There’s something deeply ironic about the American military using a nuclear blast to justify their anti-AI stance, and enforcing that stance by creating the ominous NOMAD. It reminds me strongly of the above XKCD. An implicit moral of The Creator is that the problem with AI controlling nuclear weapons isn’t the AI, but the nuclear weapons. And that message can apply to many of the threats posed by AI. AI taking people’s jobs is a problem mainly because jobs are so limited and necessary for a good income. AI “stealing” art is a problem largely because our systems for rewarding good art and punishing thieves are currently really poor.

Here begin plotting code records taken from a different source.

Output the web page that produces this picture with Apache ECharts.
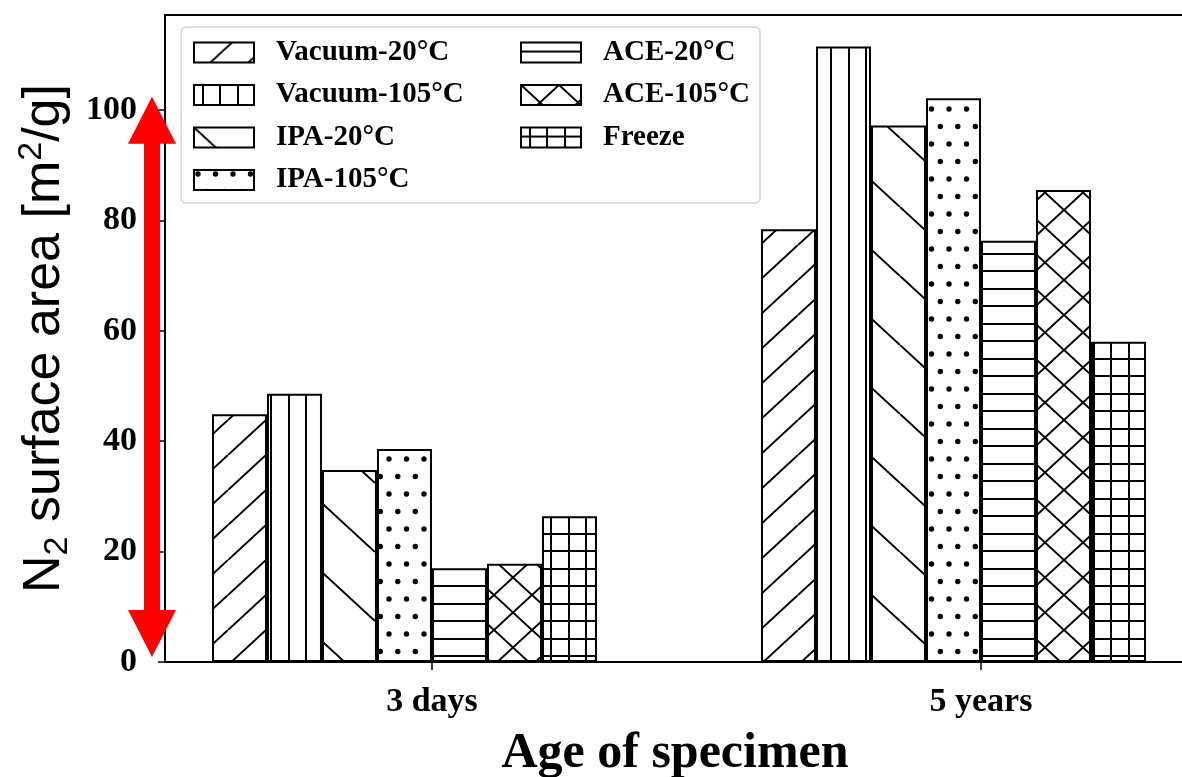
<!DOCTYPE html>
<html>
<head>
<meta charset="utf-8">
<script src="https://cdn.jsdelivr.net/npm/echarts@6/dist/echarts.min.js"></script>
<style>
html,body{margin:0;padding:0;background:#fff;}
#chart{width:1182px;height:777px;}
</style>
</head>
<body>
<div id="chart"></div>
<script>
// ---- data ----
const categories = ['3 days', '5 years'];
const seriesNames = ['Vacuum-20°C', 'Vacuum-105°C', 'IPA-20°C', 'IPA-105°C', 'ACE-20°C', 'ACE-105°C', 'Freeze'];
const vacuum20 = [44.9, 78.4];
const vacuum105 = [48.6, 111.5];
const ipa20 = [34.8, 97.2];
const ipa105 = [38.6, 102.1];
const ace20 = [17.0, 76.3];
const ace105 = [17.8, 85.5];
const freeze = [26.4, 58.0];
const yTicks = [0, 20, 40, 60, 80, 100];
const arrowSpan = [0.9, 102.4]; // red double arrow, in y units

// ---- hatch patterns ----
function makePattern(w, h, draw) {
  const c = document.createElement('canvas');
  c.width = w; c.height = h;
  const ctx = c.getContext('2d');
  ctx.fillStyle = '#fff'; ctx.fillRect(0, 0, w, h);
  ctx.strokeStyle = '#000'; ctx.fillStyle = '#000'; ctx.lineWidth = 2;
  draw(ctx, w, h);
  return { image: c, repeat: 'repeat' };
}
const pSlash = makePattern(38, 35, (ctx, w, h) => {
  ctx.beginPath();
  for (const dx of [-w, 0, w]) { ctx.moveTo(dx, h); ctx.lineTo(dx + w, 0); }
  ctx.stroke();
});
const pVert = makePattern(35, 35, (ctx, w, h) => {
  ctx.beginPath();
  for (const x of [9, 26]) { ctx.moveTo(x, 0); ctx.lineTo(x, h); }
  ctx.stroke();
});
const pBack = makePattern(75, 69, (ctx, w, h) => {
  ctx.beginPath();
  for (const dx of [-w, 0, w]) { ctx.moveTo(dx, 0); ctx.lineTo(dx + w, h); }
  ctx.stroke();
});
const pDots = makePattern(35, 35, (ctx) => {
  const pts = [[4, 4], [21.5, 4], [12.8, 21.5], [30.3, 21.5]];
  for (const [x, y] of pts) { ctx.beginPath(); ctx.arc(x, y, 2.7, 0, Math.PI * 2); ctx.fill(); }
});
const pHoriz = makePattern(35, 35, (ctx, w) => {
  ctx.beginPath();
  for (const y of [9, 26]) { ctx.moveTo(0, y); ctx.lineTo(w, y); }
  ctx.stroke();
});
const pCross = makePattern(38, 35, (ctx, w, h) => {
  ctx.beginPath();
  for (const dx of [-w, 0, w]) {
    ctx.moveTo(dx, h); ctx.lineTo(dx + w, 0);
    ctx.moveTo(dx, 0); ctx.lineTo(dx + w, h);
  }
  ctx.stroke();
});
const pGrid = makePattern(35, 35, (ctx, w, h) => {
  ctx.beginPath();
  for (const v of [9, 26]) { ctx.moveTo(0, v); ctx.lineTo(w, v); ctx.moveTo(v, 0); ctx.lineTo(v, h); }
  ctx.stroke();
});
const patterns = [pSlash, pVert, pBack, pDots, pHoriz, pCross, pGrid];
const seriesData = [vacuum20, vacuum105, ipa20, ipa105, ace20, ace105, freeze];

const serif = 'Liberation Serif';
const legendText = { fontFamily: serif, fontWeight: 'bold', fontSize: 29, color: '#000', lineHeight: 29, padding: [0, 0, 0, 17] };

const series = seriesNames.map((n, i) => ({
  type: 'bar',
  name: n,
  data: seriesData[i].map((v, j) => [j, v]),
  barWidth: 55,
  barGap: '0%',
  itemStyle: { color: patterns[i], borderColor: '#000', borderWidth: 2 },
  emphasis: { disabled: true }
}));
// empty slot so the tick sits between the 4th and 5th bar, as in the source figure
series.push({ type: 'bar', name: '_slot', data: [], barWidth: 55, barGap: '0%' });

const chart = echarts.init(document.getElementById('chart'));
const option = {
  animation: false,
  backgroundColor: '#fff',
  grid: { left: 165, top: 15, bottom: 115, right: -3, outerBoundsMode: 'none', containLabel: false,
    show: true, borderColor: '#000', borderWidth: 2, backgroundColor: 'transparent' },
  xAxis: {
    type: 'value',
    min: -0.4863, max: 1.3716,
    axisLine: { show: true, onZero: false, lineStyle: { color: '#000', width: 2 } },
    axisTick: { show: true, customValues: [0, 1], length: 8, lineStyle: { color: '#000', width: 1.5 } },
    axisLabel: { customValues: [0, 1], formatter: v => categories[Math.round(v)], margin: 23,
      fontFamily: serif, fontWeight: 'bold', fontSize: 34, color: '#000' },
    splitLine: { show: false },
    name: 'Age of specimen', nameLocation: 'middle', nameGap: 67,
    nameTextStyle: { fontFamily: serif, fontWeight: 'bold', fontSize: 50, color: '#000', lineHeight: 50 }
  },
  yAxis: {
    type: 'value',
    min: 0, max: 117.2,
    axisLine: { show: true, onZero: false, lineStyle: { color: '#000', width: 2 } },
    axisTick: { show: true, customValues: yTicks, length: 7, lineStyle: { color: '#000', width: 1.5 } },
    axisLabel: { customValues: yTicks, margin: 28, fontFamily: serif, fontWeight: 'bold', fontSize: 34, color: '#000' },
    splitLine: { show: false },
    name: '{a|N}{b|2}{a| surface area [m}{c|2}{a|/g]}',
    nameLocation: 'middle', nameGap: 86,
    nameTextStyle: {
      fontFamily: 'Liberation Sans', fontSize: 52, color: '#000',
      rich: {
        a: { fontFamily: 'Liberation Sans', fontSize: 52, lineHeight: 60, color: '#000' },
        b: { fontFamily: 'Liberation Sans', fontSize: 34, lineHeight: 34, verticalAlign: 'bottom', color: '#000' },
        c: { fontFamily: 'Liberation Sans', fontSize: 34, lineHeight: 34, verticalAlign: 'top', color: '#000' }
      }
    }
  },
  legend: [
    { data: seriesNames.slice(0, 4), orient: 'vertical', left: 193, top: 38, padding: 0,
      itemWidth: 60, itemHeight: 20, itemGap: 13.5, icon: 'rect', textStyle: legendText, selectedMode: false },
    { data: seriesNames.slice(4), orient: 'vertical', left: 520, top: 38, padding: 0,
      itemWidth: 60, itemHeight: 20, itemGap: 13.5, icon: 'rect', textStyle: legendText, selectedMode: false }
  ],
  series: series
};
chart.setOption(option);

// annotations: legend frame and red double arrow
const yTop = chart.convertToPixel({ yAxisIndex: 0 }, arrowSpan[1]);
const yBot = chart.convertToPixel({ yAxisIndex: 0 }, arrowSpan[0]);
const ax = 165 - 13;
const headL = 47, headW = 24, shaftW = 8;
const arrowPts = [
  [ax, yTop], [ax + headW, yTop + headL], [ax + shaftW, yTop + headL],
  [ax + shaftW, yBot - headL], [ax + headW, yBot - headL], [ax, yBot],
  [ax - headW, yBot - headL], [ax - shaftW, yBot - headL], [ax - shaftW, yTop + headL],
  [ax - headW, yTop + headL]
];
chart.setOption({
  graphic: [
    { type: 'rect', z: 3, shape: { x: 181, y: 27, width: 579, height: 176, r: 5 },
      style: { fill: 'rgba(255,255,255,0.85)', stroke: '#d4d4d4', lineWidth: 1.5 } },
    { type: 'polygon', z: 10, shape: { points: arrowPts }, style: { fill: '#ff0000' } }
  ]
});
</script>
</body>
</html>
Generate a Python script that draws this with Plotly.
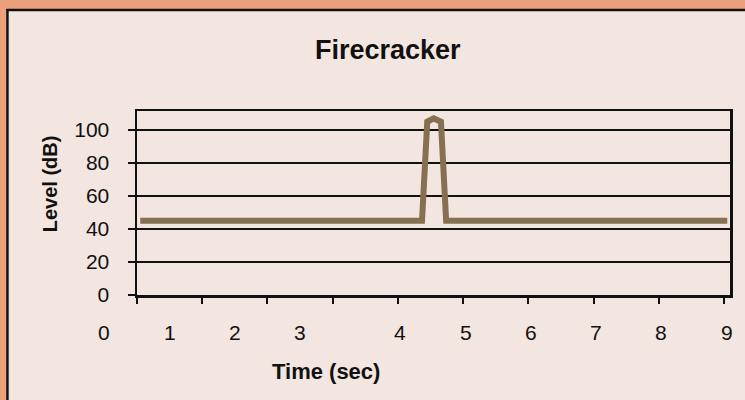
import plotly.graph_objects as go

# ---- data ----
time_sec = [0.05, 4.37, 4.45, 4.55, 4.66, 4.74, 9.05]
level_db = [45, 45, 105, 107, 105, 45, 45]

x_tick_labels = ["0", "1", "2", "3", "4", "5", "6", "7", "8", "9"]
x_label_pos = [-0.5, 0.5, 1.5, 2.5, 4.03, 5.04, 6.04, 7.04, 8.04, 9.04]
y_ticks = [0, 20, 40, 60, 80, 100]

title_text = "Firecracker"
x_title = "Time (sec)"
y_title = "Level (dB)"

FONT = "Liberation Sans, Arial, sans-serif"
ORANGE = "#EBA07B"
PANEL = "#F3E5DF"
LINE = "#857052"

X_RANGE = [0, 9.092]

fig = go.Figure()
fig.add_trace(go.Scatter(
    x=time_sec, y=level_db, mode="lines",
    line=dict(color=LINE, width=6), hoverinfo="skip", showlegend=False,
))

L, R, T, B = 137, 13, 111, 105
W, H = 745, 400
pw, ph = W - L - R, H - T - B

def px_to_paper_x(px):
    return (px - L) / pw

def px_to_paper_y(py):
    return (H - B - py) / ph

def data_to_paper_x(v):
    return (v - X_RANGE[0]) / (X_RANGE[1] - X_RANGE[0])

annotations = []
for lab, pos in zip(x_tick_labels, x_label_pos):
    annotations.append(dict(
        x=data_to_paper_x(pos), y=px_to_paper_y(332), xref="paper", yref="paper",
        text=lab, showarrow=False, xanchor="center", yanchor="middle",
        font=dict(family=FONT, size=21, color="#111111"),
    ))
annotations.append(dict(
    x=px_to_paper_x(327), y=px_to_paper_y(371), xref="paper", yref="paper",
    text="<b>" + x_title + "</b>", showarrow=False, xanchor="center", yanchor="middle",
    font=dict(family=FONT, size=22, color="#111111"),
))
annotations.append(dict(
    x=px_to_paper_x(50), y=px_to_paper_y(184), xref="paper", yref="paper",
    text="<b>" + y_title + "</b>", showarrow=False, textangle=-90,
    xanchor="center", yanchor="middle",
    font=dict(family=FONT, size=20, color="#111111"),
))
annotations.append(dict(
    x=px_to_paper_x(389), y=px_to_paper_y(50), xref="paper", yref="paper",
    text="<b>" + title_text + "</b>", showarrow=False, xanchor="center", yanchor="middle",
    font=dict(family=FONT, size=27, color="#111111"),
))

shapes = [
    # top orange strip
    dict(type="rect", xref="paper", yref="paper", layer="below",
         x0=px_to_paper_x(-5), x1=px_to_paper_x(755),
         y0=px_to_paper_y(9), y1=px_to_paper_y(-5),
         fillcolor=ORANGE, line=dict(width=0)),
    # left orange strip
    dict(type="rect", xref="paper", yref="paper", layer="below",
         x0=px_to_paper_x(-5), x1=px_to_paper_x(6),
         y0=px_to_paper_y(405), y1=px_to_paper_y(-5),
         fillcolor=ORANGE, line=dict(width=0)),
    # panel border lines
    dict(type="line", xref="paper", yref="paper", layer="below",
         x0=px_to_paper_x(6), x1=px_to_paper_x(755),
         y0=px_to_paper_y(10), y1=px_to_paper_y(10),
         line=dict(color="#111111", width=2.5)),
    dict(type="line", xref="paper", yref="paper", layer="below",
         x0=px_to_paper_x(7), x1=px_to_paper_x(7),
         y0=px_to_paper_y(9), y1=px_to_paper_y(405),
         line=dict(color="#111111", width=2.5)),
]

fig.update_layout(
    width=W, height=H,
    margin=dict(l=L, r=R, t=T, b=B),
    paper_bgcolor=PANEL,
    plot_bgcolor="rgba(0,0,0,0)",
    annotations=annotations,
    shapes=shapes,
    showlegend=False,
)
fig.update_xaxes(
    range=X_RANGE, tickmode="array", tickvals=list(range(10)),
    showticklabels=False, ticks="outside", ticklen=6, tickwidth=2, tickcolor="#111111",
    showgrid=False, zeroline=False,
    showline=True, linecolor="#111111", linewidth=2.5, mirror=True,
)
fig.update_yaxes(
    range=[0, 111.5], tickmode="array", tickvals=y_ticks,
    ticks="outside", ticklen=7, tickwidth=2, tickcolor="#111111",
    tickfont=dict(family=FONT, size=21, color="#111111"),
    ticklabelstandoff=14,
    showgrid=True, gridcolor="#111111", gridwidth=1.6, zeroline=False,
    showline=True, linecolor="#111111", linewidth=2.5, mirror=True,
)

fig.write_html(
    "out.html",
    config={"displayModeBar": False, "staticPlot": True},
    post_script="document.body.style.margin='0';document.body.style.overflow='hidden';",
)
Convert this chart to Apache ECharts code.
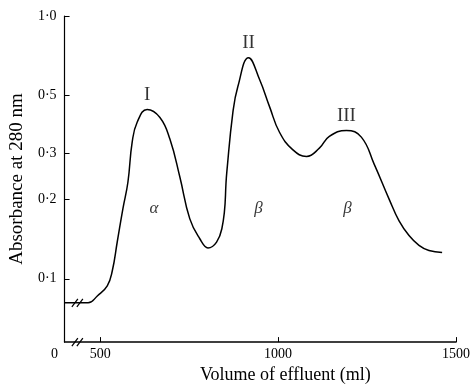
<!DOCTYPE html>
<html>
<head>
<meta charset="utf-8">
<script src="https://cdn.jsdelivr.net/npm/echarts@6/dist/echarts.min.js"></script>
<style>
  html, body { margin: 0; padding: 0; background: #fff; }
  #chart { width: 473px; height: 389px; }
</style>
</head>
<body>
<div id="chart"></div>
<script>
// elution profile (ml, absorbance at 280 nm)
const volume = [400, 466, 492, 520, 534, 548, 564, 578, 590, 604, 632, 668, 696, 724, 752, 780, 803, 842,
  856, 873, 887, 917, 948, 976, 1004, 1041, 1080, 1116, 1144, 1192, 1234, 1270, 1312, 1340, 1368,
  1396, 1424, 1461];
const absorbance = [0.081, 0.081, 0.086, 0.094, 0.107, 0.138, 0.185, 0.233, 0.331, 0.394, 0.441, 0.411, 0.34,
  0.244, 0.169, 0.142, 0.131, 0.155, 0.255, 0.43, 0.539, 0.694, 0.573, 0.452, 0.361, 0.31, 0.292,
  0.314, 0.348, 0.367, 0.346, 0.273, 0.201, 0.166, 0.146, 0.134, 0.128, 0.126];

const yTicks = [0.1, 0.2, 0.3, 0.5, 1.0];
const xTicks = [500, 1000, 1500];
const xOrigin = 400; // broken axis: drawn as "0"

const peakNames = ["I", "II", "III"];
const peakVolumes = [632, 917, 1192];
const bandNames = ["α", "β", "β"];
const bandVolumes = [651, 945, 1195];
const bandLevel = 0.185;
const breakVolume = 436;

const FONT = "Liberation Serif";
const INK = "#000";
const Y_MIN = 0.0574;

const chart = echarts.init(document.getElementById("chart"), null, { renderer: "canvas" });

const fmtY = (v) => v.toFixed(1).replace(".", "·");

chart.setOption({
  backgroundColor: "#fff",
  animation: false,
  grid: { left: 64, right: 16, top: 16, bottom: 45 },
  xAxis: {
    type: "value",
    min: xOrigin,
    max: 1500,
    name: "Volume of effluent (ml)",
    nameLocation: "middle",
    nameGap: 19,
    nameTextStyle: { fontFamily: FONT, fontSize: 18, color: INK, padding: [0, 0, 0, 50] },
    axisLine: { lineStyle: { color: INK, width: 1.5 } },
    axisTick: { inside: true, length: 5, customValues: xTicks, lineStyle: { color: INK } },
    axisLabel: {
      customValues: [xOrigin].concat(xTicks),
      fontFamily: FONT,
      fontSize: 14,
      color: INK,
      margin: 5,
      formatter: (v) => (v === xOrigin ? "{z|0}" : String(v)),
      rich: { z: { fontFamily: FONT, fontSize: 14, color: INK, padding: [0, 20, 0, 0] } },
    },
    splitLine: { show: false },
  },
  yAxis: {
    type: "log",
    logBase: 10,
    min: Y_MIN,
    max: 1.0,
    name: "Absorbance at 280 nm",
    nameLocation: "middle",
    nameGap: 36,
    nameTextStyle: { fontFamily: FONT, fontSize: 19, color: INK },
    axisLine: { show: true, lineStyle: { color: INK, width: 1.2 } },
    axisTick: { show: true, inside: true, length: 5, customValues: yTicks, lineStyle: { color: INK } },
    axisLabel: {
      customValues: yTicks,
      formatter: fmtY,
      fontFamily: FONT,
      fontSize: 14,
      color: INK,
      margin: 8,
    },
    splitLine: { show: false },
  },
  series: [
    {
      type: "line",
      data: volume.map((v, i) => [v, absorbance[i]]),
      showSymbol: false,
      smooth: 0.45,
      lineStyle: { color: INK, width: 1.5 },
    },
    {
      type: "scatter",
      symbolSize: 0,
      data: peakVolumes.map((v, i) => ({
        name: peakNames[i],
        value: [v, absorbance[volume.indexOf(v)]],
      })),
      label: {
        show: true,
        position: "top",
        distance: 5,
        formatter: (p) => p.name,
        fontFamily: FONT,
        fontSize: 19,
        color: INK,
      },
    },
    {
      type: "scatter",
      symbolSize: 0,
      data: bandVolumes.map((v, i) => ({ name: bandNames[i], value: [v, bandLevel] })),
      label: {
        show: true,
        position: "inside",
        formatter: (p) => p.name,
        fontFamily: FONT,
        fontStyle: "italic",
        fontSize: 17,
        color: INK,
      },
    },
  ],
});

// axis-break marks on the baseline and on the x axis
function breakMark(pt) {
  return [-2.5, 2.5].map((dx) => ({
    type: "line",
    shape: { x1: pt[0] + dx - 3, y1: pt[1] + 4, x2: pt[0] + dx + 3, y2: pt[1] - 4 },
    style: { stroke: INK, lineWidth: 1.2 },
  }));
}
const onCurve = chart.convertToPixel({ seriesIndex: 0 }, [breakVolume, absorbance[0]]);
const onAxis = chart.convertToPixel({ seriesIndex: 0 }, [breakVolume, Y_MIN]);
chart.setOption({ graphic: breakMark(onCurve).concat(breakMark(onAxis)) });
</script>
</body>
</html>
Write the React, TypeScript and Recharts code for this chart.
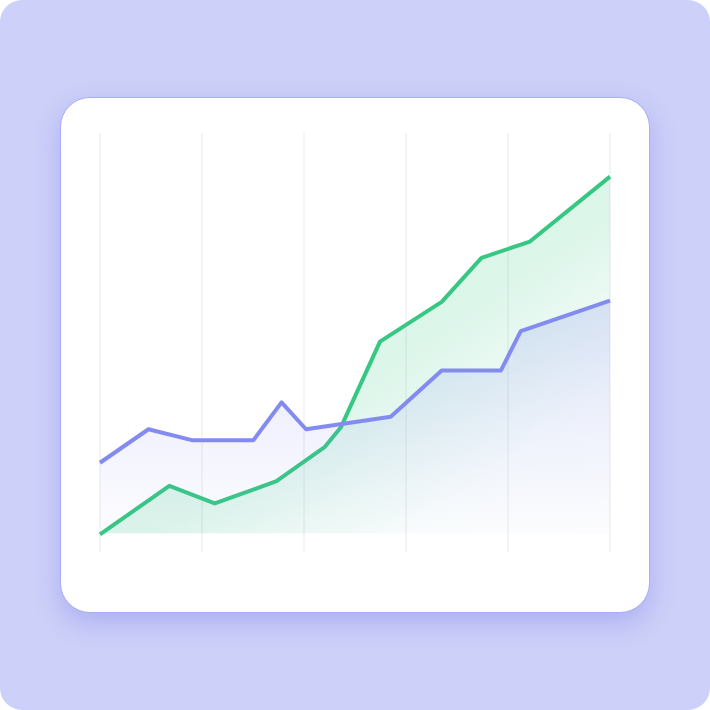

AI exceeding human intelligence and killing all humans in the pursuit of maximizing paperclip production is… a problem that does not fit the model of AI in The Creator. The AI in The Creator are not just humanlike in form but also in intelligence. Much like the physical similarities with humans mentioned earlier, the intellectual similarity is necessary for the robot equality message to make sense.

Conclusions

The Creator is worth seeing for the aesthetic, worldbuilding and originality. It’s a breath of fresh air if you are tired of long-running franchises. Although the physical events of the plot are not that interesting, the emotional events are strong. It’s not necessarily an incredible life-changing experience, but it’s cool to look at and has something to say about the world.